We substitute the expression for $$y$$ from the line's equation ($$y=kx-4$$) into the circle's equation ($$x^{2}+(y-1)^{2}=9$$):
$$x^{2}+((kx-4)-1)^{2}=9$$
Simplify the term inside the parenthesis:
$$x^{2}+(kx-5)^{2}=9$$
Now, expand the squared term $$(kx-5)^{2}$$. Remember that $$(a-b)^2 = a^2 - 2ab + b^2$$:
$$x^{2}+(k^{2}x^{2}-10kx+25)=9$$
Next, rearrange the terms to form a standard quadratic equation in the form $$Ax^2 + Bx + C = 0$$:
$$(1 \cdot x^{2} + k^{2}x^{2}) - 10kx + 25 - 9 = 0$$
$$(1+k^{2})x^{2}-10kx+16=0$$

**step4** Applying the discriminant condition for tangency

For a quadratic equation in the form $$Ax^{2}+Bx+C=0$$, to have exactly one real solution, its discriminant ($$D$$) must be equal to zero.
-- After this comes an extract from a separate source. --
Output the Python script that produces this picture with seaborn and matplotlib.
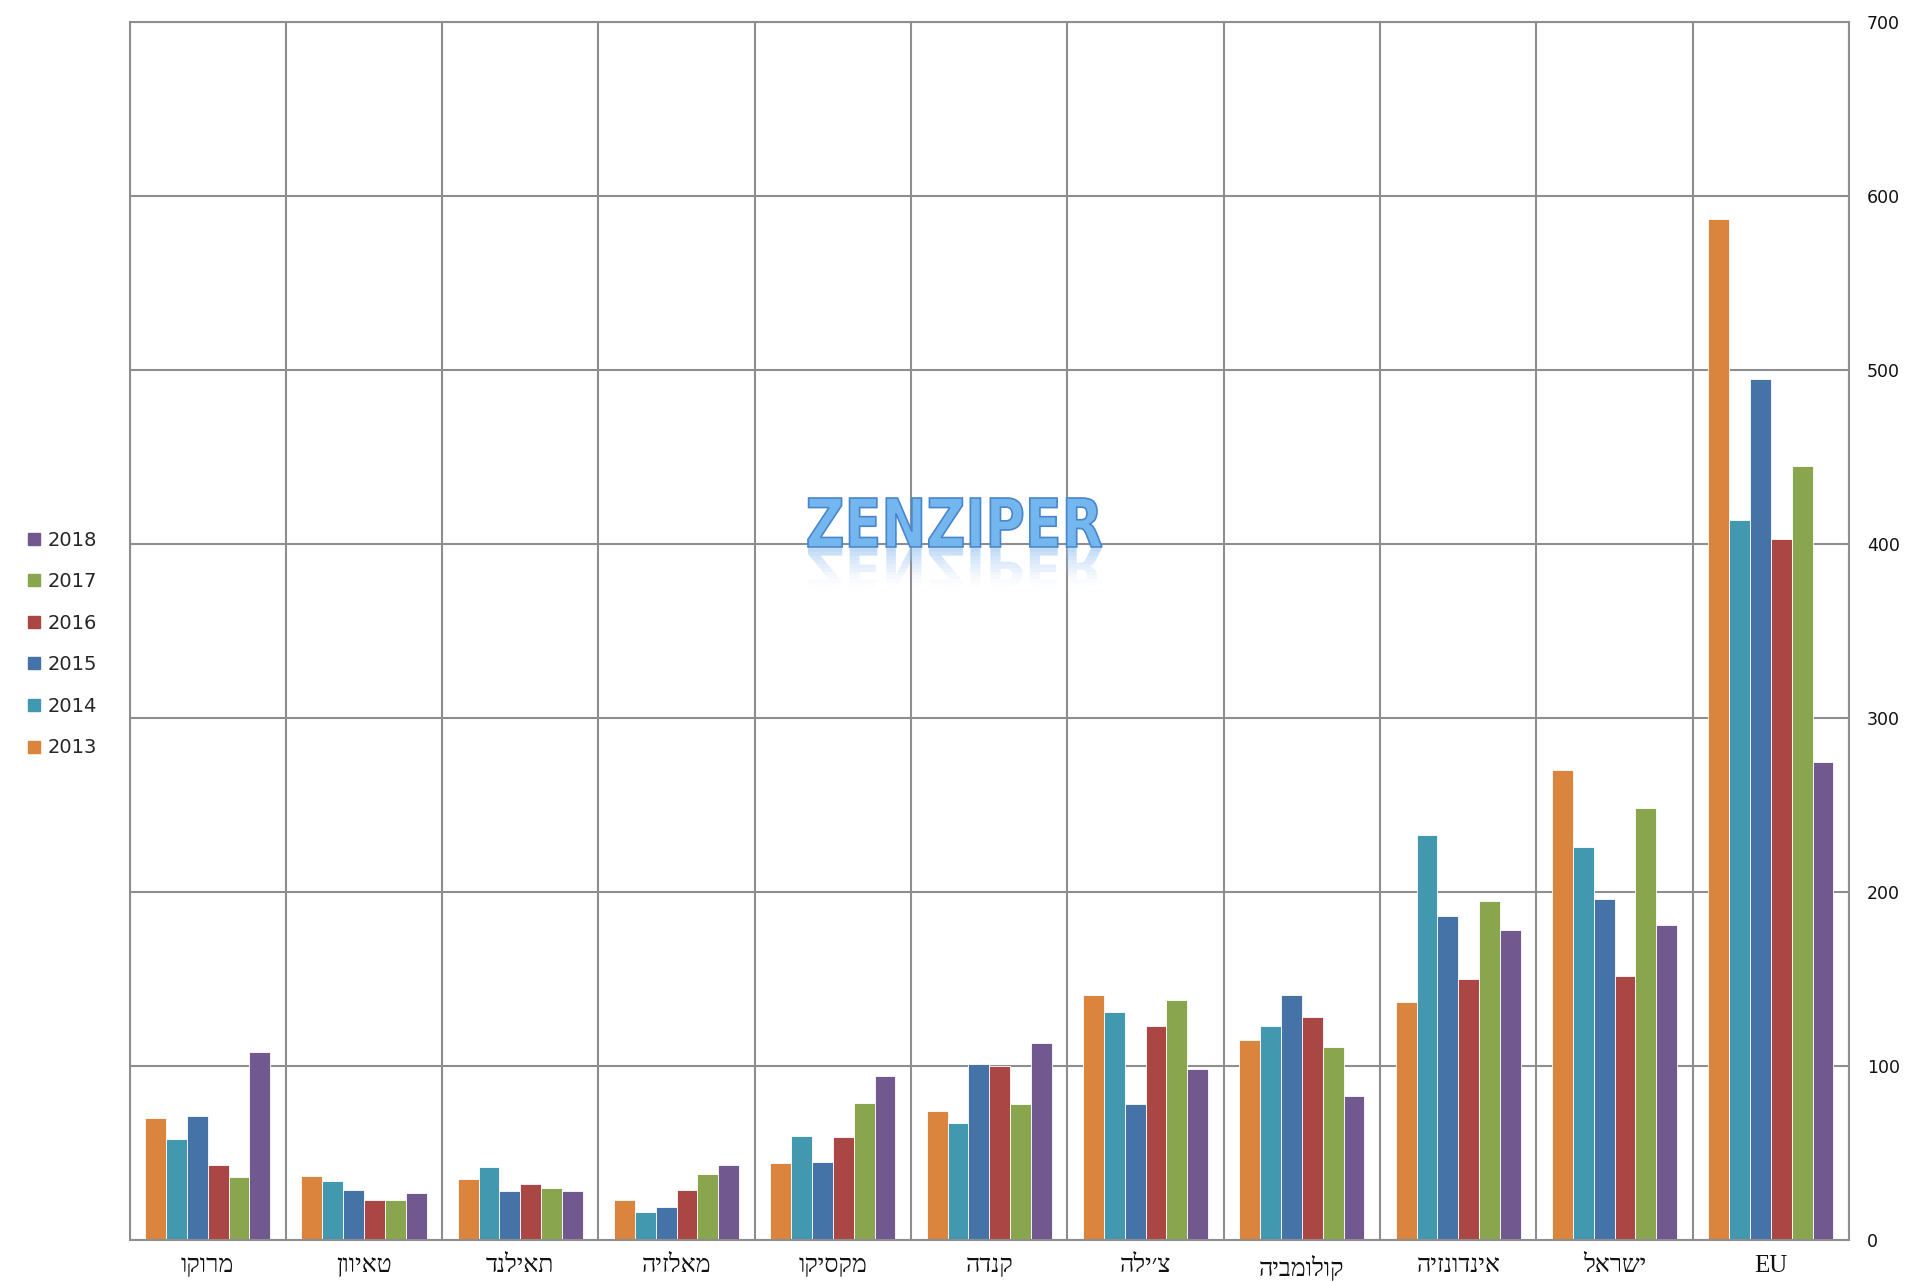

The discriminant is calculated as $$D=B^{2}-4AC$$.
From our quadratic equation $$(1+k^{2})x^{2}-10kx+16=0$$, we identify the coefficients:
$$A = (1+k^{2})$$
$$B = -10k$$
$$C = 16$$
Now, we set the discriminant to zero:
$$(-10k)^{2}-4(1+k^{2})(16)=0$$
$$100k^{2}-64(1+k^{2})=0$$
Distribute the 64:
$$100k^{2}-64-64k^{2}=0$$
Combine the $$k^2$$ terms:
$$36k^{2}-64=0$$

**step5** Solving for the constant k

From the equation derived in the previous step, $$36k^{2}-64=0$$, we can solve for $$k$$:
$$36k^{2}=64$$
Divide both sides by 36:
$$k^{2}=\frac{64}{36}$$
Simplify the fraction by dividing both the numerator and the denominator by their greatest common divisor, which is 4:
$$k^{2}=\frac{16}{9}$$
Since the problem states that $$k$$ is a positive constant, we take the positive square root of both sides:
$$k=\sqrt{\frac{16}{9}}$$
$$k=\frac{\sqrt{16}}{\sqrt{9}}$$
$$k=\frac{4}{3}$$

**step6** Finding the x-coordinate of point T

Now that we have the value of $$k=\frac{4}{3}$$, we substitute it back into the quadratic equation for $$x$$ obtained in step 3:
$$(1+k^{2})x^{2}-10kx+16=0$$
$$(1+(\frac{4}{3})^{2})x^{2}-10(\frac{4}{3})x+16=0$$
$$(1+\frac{16}{9})x^{2}-\frac{40}{3}x+16=0$$
To add $$1+\frac{16}{9}$$, convert 1 to a fraction with a denominator of 9 ($$\frac{9}{9}$$):
$$(\frac{9}{9}+\frac{16}{9})x^{2}-\frac{40}{3}x+16=0$$
$$\frac{25}{9}x^{2}-\frac{40}{3}x+16=0$$
To eliminate the fractions, multiply the entire equation by the least common multiple of the denominators (9 and 3), which is 9:
$$9 \times \frac{25}{9}x^{2} - 9 \times \frac{40}{3}x + 9 \times 16 = 0$$
$$25x^{2}-120x+144=0$$
Since this quadratic equation has only one solution (as its discriminant is zero), the x-coordinate of the point of tangency (T) can be found using the formula $$x=\frac{-B}{2A}$$ for a quadratic equation $$Ax^2+Bx+C=0$$.
$$x_{T}=\frac{-(-120)}{2(25)}$$
$$x_{T}=\frac{120}{50}$$
Simplify the fraction by dividing both numerator and denominator by 10:
$$x_{T}=\frac{12}{5}$$

**step7** Finding the y-coordinate of point T

With the x-coordinate of T found as $$x_{T}=\frac{12}{5}$$, we can now use the equation of the line $$y=kx-4$$ and the value of $$k=\frac{4}{3}$$ to find the y-coordinate of T:
$$y_{T}=k x_{T}-4$$
$$y_{T}=(\frac{4}{3})(\frac{12}{5})-4$$
Multiply the fractions:
$$y_{T}=\frac{4 \times 12}{3 \times 5}-4$$
$$y_{T}=\frac{48}{15}-4$$
Simplify the fraction $$\frac{48}{15}$$ by dividing both numerator and denominator by their greatest common divisor, which is 3:
$$y_{T}=\frac{16}{5}-4$$
To perform the subtraction, convert 4 to a fraction with a denominator of 5 ($$\frac{20}{5}$$):
$$y_{T}=\frac{16}{5}-\frac{20}{5}$$
$$y_{T}=-\frac{4}{5}$$

**step8** Stating the coordinates of T

Based on our calculations, the coordinates of the point T, where the line is tangent to the circle, are $$(x_{T}, y_{T})=(\frac{12}{5}, -\frac{4}{5})$$.